The night before my first class I set the alarm for an early wake-up, knowing that I need to prepare myself with coffee and a big breakfast. But as it turns out, I never needed to set the alarm since anxiety wakes me up an hour before the alarm does. Thoughts of "Who are these students? What am I suppose to teach? and How am I suppose to keep these kids happy?" flood my brain. The previous conversation I had with my boss left me with all this guesswork. The only lasting impression from that conversation was - 'make the children happy and we will be happy.' Pouring myself the second cup of coffee, I begin to relax. I have teaching credentials, I like kids, and if I've learned anything about the modern world it is 'be adaptable.' After jotting down a few notes outlining my plans for the day, I pack up my laptop, gulp down the last swig of warm joe and head to work.
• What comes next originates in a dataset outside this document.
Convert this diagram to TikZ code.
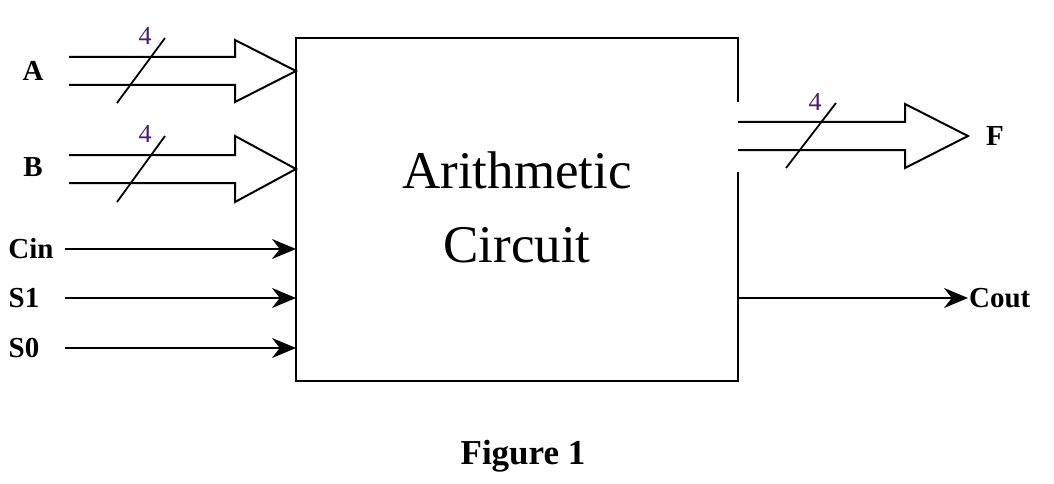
\documentclass[tikz,border=0pt]{standalone}
\usepackage{fontspec}
\setmainfont{Liberation Serif}
\usetikzlibrary{arrows.meta}
\definecolor{num}{RGB}{70,30,110}
\begin{document}
\begin{tikzpicture}[x=1pt,y=-1pt,line width=2.2pt,
  lbl/.style={font=\fontsize{29}{31}\selectfont\bfseries},
  num4/.style={font=\fontsize{26}{28}\selectfont,text=num},
  sig/.style={-{Stealth[length=24pt,width=20pt]}},
  bus/.style={line width=2pt,line join=miter}]
\useasboundingbox (0,0) rectangle (1054,484);
\draw[line width=2.4pt] (738,102)--(738,38)--(296,38)--(296,381)--(738,381)--(738,172);
\node[font=\fontsize{53}{56}\selectfont] (t1) at (517,170) {Arithmetic};
\node[font=\fontsize{53}{56}\selectfont] (t2) at (517,245) {Circuit};
% A bus
\draw[bus] (69,57)--(235,57)--(235,40)--(296,71)--(235,102)--(235,85)--(69,85);
\draw[line width=1.8pt] (117,103)--(165,38);
\node[num4] (n1) at (145,36) {4};
\node[lbl] (A) at (33,71) {A};
% B bus
\draw[bus] (69,155)--(235,155)--(235,136)--(296,169)--(235,202)--(235,183)--(69,183);
\draw[line width=1.8pt] (117,202)--(165,136);
\node[num4] (n2) at (145,134) {4};
\node[lbl] (B) at (33,167) {B};
% F bus
\draw[bus] (738,122)--(905,122)--(905,104)--(968,136)--(905,168)--(905,150)--(738,150);
\draw[line width=1.8pt] (786,168)--(836,103);
\node[num4] (n3) at (815,102) {4};
\node[lbl] (F) at (995,136) {F};
% control signals
\node[lbl] (cin) at (31,249) {Cin};
\node[lbl] (s1) at (24,298) {S1};
\node[lbl] (s0) at (24,348) {S0};
\coordinate (cine) at (296,249);
\coordinate (s1e) at (296,298);
\coordinate (s0e) at (296,348);
\draw[sig] (65,249)--(cine);
\draw[sig] (65,298)--(s1e);
\draw[sig] (65,348)--(s0e);
\node[lbl,anchor=west,inner sep=0pt] (cout) at (968,298) {Cout};
\coordinate (couts) at (738,298);
\draw[sig] (couts)--(cout.west);
\node[font=\fontsize{35}{38}\selectfont\bfseries] (fig) at (523,456) {Figure 1};
\end{tikzpicture}
\end{document}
Kids are everywhere. They sound louder than they should. Could be that they are louder, or it could be that the noise is a result of me not understanding a word of their native language. A few kids speak to me using very passable English, I'm impressed with the ease they alternate between the two languages. One moment they are 'screaming' at each other in their native language, the next they are conversing with me in that funny, insightful way that all kids do. My spirits lift, now all I have to do is find the course books for my new beginner class.
The secretary points me in the direction of a big wooden bookshelf. The contents look promising, a virtual rainbow of teaching material at my finger tips, rows of red, green, blue, and yellow books in an assortment of sizes. The books are numbered in sequence for me, Book 1, Book 2, Book 3...and they all have names that make me want to start training for a marathon. After a few awkward minutes of dropping as many books as I manage to neatly put back on the shelf, the secretary comes over and hands me three books. "You will use these," she says. "Thank you" I say, "Is there a desk or place where I can sit down and look at these?" She points at a large table in the corner where older students are either studying, eating, or sleeping. I inadvertently clean a section of the table with my clean shirt sleeve, then decide to use it as my space to prepare for class.
My preparation doesn't last long. I don't understand what I suppose to do with these books. The main text book is full of scenes with people having conversations using thought bubbles. I quickly flip through the book until my eyes land on the question "What is your social security number?" Huh? I think to myself while trying to get the secretary's attention. "Excuse me, how old are my students?" I ask. "Anywhere between 4 and 8," she answers. "Do you have a social security number?" I ask. "What is that?" she replies, "Like an ID number?" Nodding, I quickly open the next book in my pile. The phonics book has the entire alphabet within its' cover, but each letter is associated with random words like "angel", "aardvark", and "ankle" for the letter 'A'. I can make this work, I say to myself.